A number of factors could impact our ability to deliver results in line with our assumptions, such as interest rates, the economy, the supply and demand of industrial real estate, the availability and terms of financing to potential acquirers of real estate, the timing and yields for divestment and investment, and numerous other variables. There can be no assurance that First Industrial can achieve such results.
First Industrial will host its quarterly conference call on Thursday, July 26, 2018 at 10:00 a.m. CDT (11:00 a.m. EDT.) The conference call may be accessed by dialing (888) 823-7459, passcode "First Industrial". The conference call will also be webcast live on the Investor Relations page of the Company's website at www.firstindustrial.com. The replay will also be available on the website.
The Company's second quarter 2018 supplemental information can be viewed at www.firstindustrial.com under the "Investors" tab.

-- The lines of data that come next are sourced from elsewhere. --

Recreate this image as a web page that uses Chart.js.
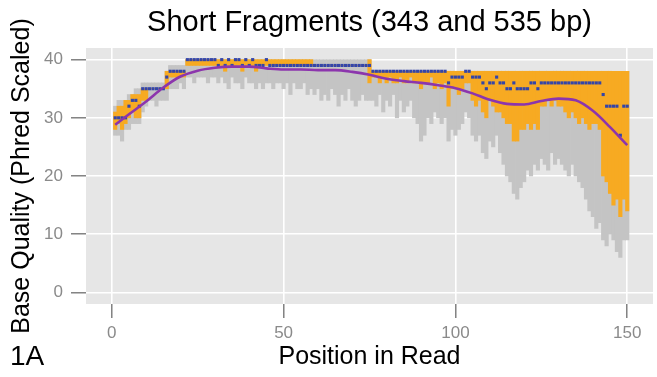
<!DOCTYPE html>
<html>
<head>
<meta charset="utf-8">
<script src="https://cdn.jsdelivr.net/npm/chart.js@4.4.1/dist/chart.umd.min.js"></script>
<style>
  html, body { margin: 0; padding: 0; background: #fff; }
  canvas { display: block; }
</style>
</head>
<body>
<canvas id="myChart" width="657" height="377"></canvas>
<script>
// position in read, 1..150
const positions = Array.from({ length: 150 }, (_, i) => i + 1);

// median quality per position
const medianQ = [
  30,30,30,30,32,33,33,32,35,35, 35,35,35,35,35,37,38,38,38,38,
  38,40,40,40,40,40,40,40,40,40, 39,40,39,40,39,40,40,39,40,39,
  40,39,39,39,40,39,39,39,39,39, 39,39,39,39,39,39,39,39,39,39,
  39,39,39,39,39,39,39,39,39,39, 39,39,39,39,39,38,38,38,38,38,
  38,38,38,38,38,38,38,38,38,38, 38,38,38,38,38,38,38,36,37,37,
  37,37,38,38,37,37,37,36,35,36, 36,37,36,36,35,35,36,35,35,35,
  35,36,36,35,36,36,36,36,36,36, 36,36,36,36,36,36,36,36,36,36,
  36,36,34,32,32,32,32,27,32,32
];

// lower quartile
const q1 = [
  28,29,28,29,30,31,30,30,33,33, 35,35,35,35,35,35,37,37,37,37,
  37,39,39,39,39,39,39,39,39,39, 39,39,38,39,39,39,39,38,39,39,
  39,38,39,39,39,39,39,39,39,39, 39,39,39,39,39,39,39,39,39,39,
  39,39,39,39,39,39,39,39,39,39, 39,39,39,39,36,37,37,36,37,36,
  37,36,36,37,36,36,37,36,36,35, 36,36,37,35,36,35,36,32,35,35,
  34,35,36,36,33,32,33,31,30,33, 32,31,31,30,29,29,26,26,28,28,
  29,28,29,28,32,32,33,32,33,32, 32,31,30,31,30,29,30,29,28,29,
  29,28,20,19,17,15,16,13,16,14
];

// upper quartile
const q3 = [
  31,32,32,33,33,34,34,34,35,35, 35,35,35,35,35,38,38,38,38,38,
  38,40,40,40,40,40,40,40,40,40, 40,40,40,40,40,40,40,40,40,40,
  40,40,40,40,40,40,40,40,40,40, 40,40,40,40,40,40,40,40,39,39,
  39,39,39,39,39,39,39,39,39,39, 39,39,39,39,40,38,38,38,38,38,
  38,38,38,38,38,38,38,38,38,38, 38,38,38,38,38,38,38,38,38,38,
  38,38,38,38,38,38,38,38,38,38, 38,38,38,38,38,38,38,38,38,38,
  38,38,38,38,38,38,38,38,38,38, 38,38,38,38,38,38,38,38,38,38,
  38,38,38,38,38,38,38,38,38,38
];

// whisker ends (grey bars)
const whiskLo = [
  27,27,26,28,28,29,29,29,31,32, 33,33,32,33,33,33,35,35,35,36,
  35,37,37,36,37,37,37,36,37,37, 36,37,36,35,37,36,36,35,37,36,
  36,35,36,35,36,36,35,36,36,35, 36,34,36,35,35,36,34,35,34,35,
  33,34,33,35,34,32,34,33,35,33, 32,33,34,33,33,33,32,34,31,33,
  32,34,30,33,31,32,33,30,29,26, 27,30,29,31,30,29,30,26,28,27,
  28,29,31,30,27,26,27,24,23,26, 25,27,24,22,20,19,17,16,18,19,
  21,20,22,21,23,22,21,24,22,23, 22,21,20,22,20,19,18,16,14,13,
  11,12,9,8,10,9,7,6,9,9
];
const whiskHi = [
  32,33,33,33,34,34,35,35,36,36, 36,36,36,36,36,38,39,39,39,39,
  39,40,40,40,40,40,40,40,40,40, 40,40,40,40,40,40,40,40,40,40,
  40,40,40,40,40,40,40,40,40,40, 40,40,40,40,40,40,40,40,40,40,
  40,40,40,40,40,40,40,40,40,40, 40,40,40,40,40,38,38,38,38,38,
  38,38,38,38,38,38,38,38,38,38, 38,38,38,38,38,38,38,38,38,38,
  38,38,38,38,38,38,38,38,38,38, 38,38,38,38,38,38,38,38,38,38,
  38,38,38,38,38,38,38,38,38,38, 38,38,38,38,38,38,38,38,38,38,
  38,38,38,38,38,38,38,38,38,38
];

// smoothed trend (purple)
const smoothPos = [1,5,10,15,20,25,30,35,40,45,50,55,60,65,70,75,80,85,90,95,100,105,110,115,120,125,130,135,140,145,150];
const smoothVal = [28.8,30.6,32.8,35.2,37.1,38.1,38.6,38.8,38.8,38.5,38.3,38.3,38.2,38.2,37.9,37.4,36.7,36.3,36.0,35.6,35.1,34.2,33.1,32.4,32.3,32.9,33.3,33.0,31.2,28.4,25.3];

const xTicks = [0, 50, 100, 150];
const yTicks = [0, 10, 20, 30, 40];

const FONT = '"Liberation Sans", Arial, Helvetica, sans-serif';

const panelBg = {
  id: 'panelBg',
  beforeDraw(chart) {
    const { ctx, chartArea: a } = chart;
    ctx.save();
    ctx.fillStyle = '#e6e6e6';
    ctx.fillRect(a.left, a.top, a.right - a.left, a.bottom - a.top);
    ctx.restore();
  }
};

const labels = {
  id: 'labels',
  afterDraw(chart) {
    const { ctx, chartArea: a } = chart;
    const cx = (a.left + a.right) / 2;
    ctx.save();
    ctx.fillStyle = '#000';
    ctx.textAlign = 'center';
    ctx.textBaseline = 'middle';
    ctx.font = '29px ' + FONT;
    ctx.fillText('Short Fragments (343 and 535 bp)', cx, 23);
    ctx.font = '25px ' + FONT;
    ctx.fillText('Position in Read', cx, 357);
    ctx.save();
    ctx.translate(22, (a.top + a.bottom) / 2);
    ctx.rotate(-Math.PI / 2);
    ctx.fillText('Base Quality (Phred Scaled)', 0, 0);
    ctx.restore();
    ctx.textAlign = 'left';
    ctx.font = '28px ' + FONT;
    ctx.fillText('1A', 10, 357);
    ctx.restore();
  }
};

const ctx = document.getElementById('myChart').getContext('2d');
new Chart(ctx, {
  type: 'bar',
  data: {
    datasets: [
      {
        type: 'line',
        data: smoothPos.map((p, i) => ({ x: p, y: smoothVal[i] })),
        borderColor: '#8c35ad',
        borderWidth: 2.6,
        pointRadius: 0,
        tension: 0.4,
        cubicInterpolationMode: 'monotone',
        order: 0
      },
      {
        type: 'line',
        data: positions.map((p, i) => ({ x: p, y: medianQ[i] })),
        showLine: false,
        pointStyle: 'rect',
        pointRadius: 2.2,
        pointBackgroundColor: '#3445a8',
        pointBorderWidth: 0,
        order: 1
      },
      {
        data: positions.map((p, i) => ({ x: p, y: [q1[i], q3[i]] })),
        backgroundColor: '#f7aa22',
        barThickness: 3.5,
        grouped: false,
        order: 2
      },
      {
        data: positions.map((p, i) => ({ x: p, y: [whiskLo[i], whiskHi[i]] })),
        backgroundColor: '#c4c4c4',
        barThickness: 3.5,
        grouped: false,
        order: 3
      }
    ]
  },
  options: {
    responsive: false,
    animation: false,
    devicePixelRatio: 1,
    layout: { padding: { top: 48, left: 0, right: 0, bottom: 0 } },
    plugins: { legend: { display: false }, tooltip: { enabled: false }, title: { display: false } },
    scales: {
      x: {
        type: 'linear',
        min: -7.5,
        max: 157.5,
        offset: false,
        afterBuildTicks: s => { s.ticks = xTicks.map(v => ({ value: v })); },
        afterFit: s => { s.height = 73; },
        grid: { color: '#ffffff', lineWidth: 1.6, offset: false, tickColor: '#6e6e6e', tickLength: 14, tickWidth: 1.3 },
        border: { display: false },
        ticks: { color: '#8a8a8a', font: { family: FONT, size: 17 }, padding: 5, maxRotation: 0 }
      },
      y: {
        type: 'linear',
        min: -2,
        max: 42,
        afterBuildTicks: s => { s.ticks = yTicks.map(v => ({ value: v })); },
        afterFit: s => { s.width = 86; },
        grid: { color: '#ffffff', lineWidth: 1.6, tickColor: '#6e6e6e', tickLength: 15, tickWidth: 1.3 },
        border: { display: false },
        ticks: { color: '#8a8a8a', font: { family: FONT, size: 17 }, padding: 8 }
      }
    }
  },
  plugins: [panelBg, labels]
});
</script>
</body>
</html>
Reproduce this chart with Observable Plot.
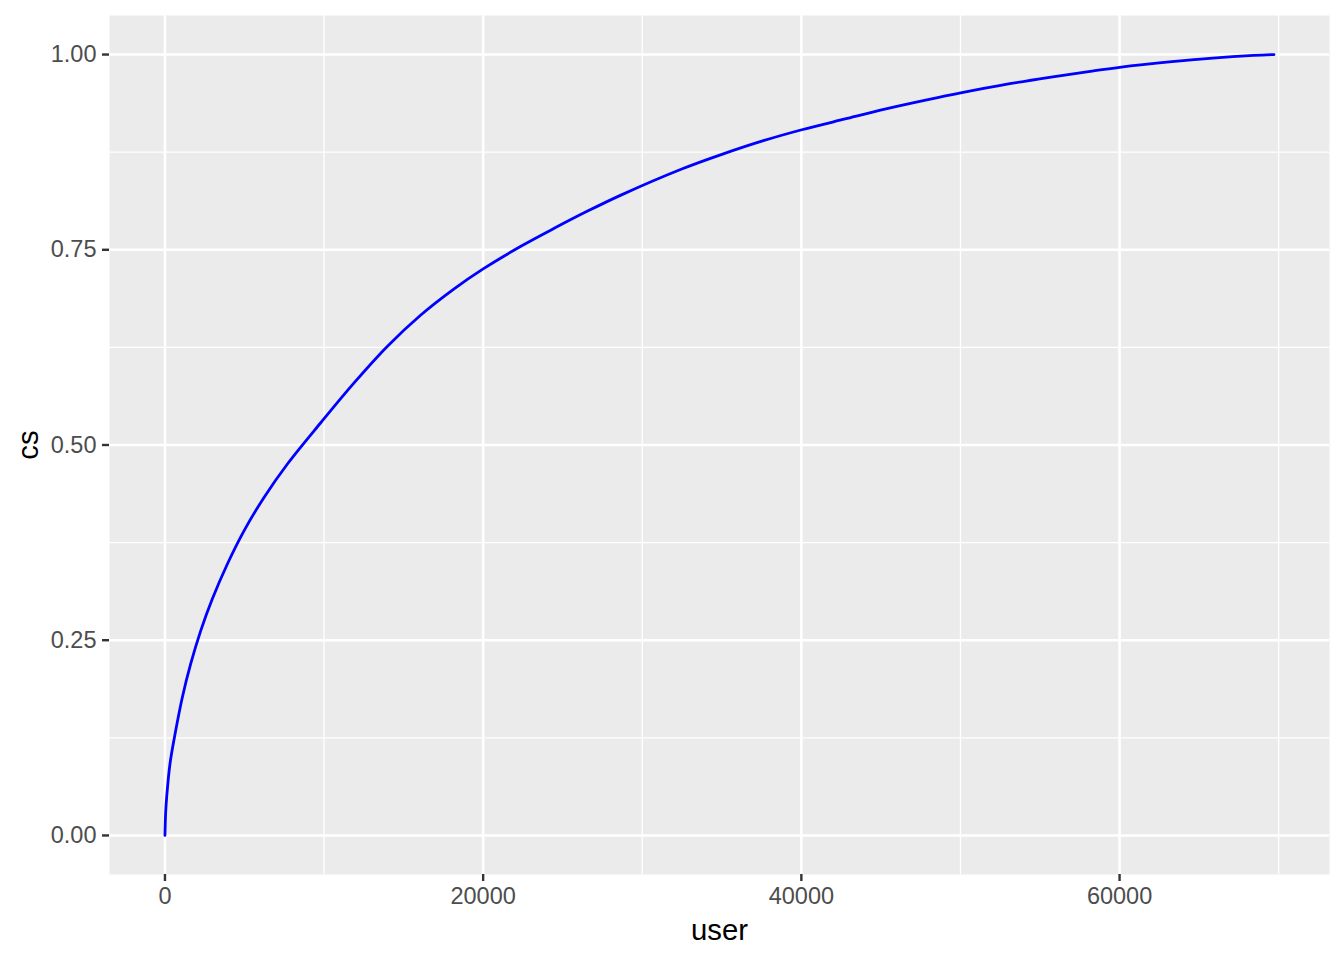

First Industrial reports FFO in accordance with the NAREIT definition to provide a comparative measure to other REITs. NAREIT recommends that REITs define FFO as net income, excluding gains (or losses) from the sale of previously depreciated property, plus depreciation and amortization, excluding impairments from previously depreciated assets, and after adjustments for unconsolidated partnerships and joint ventures.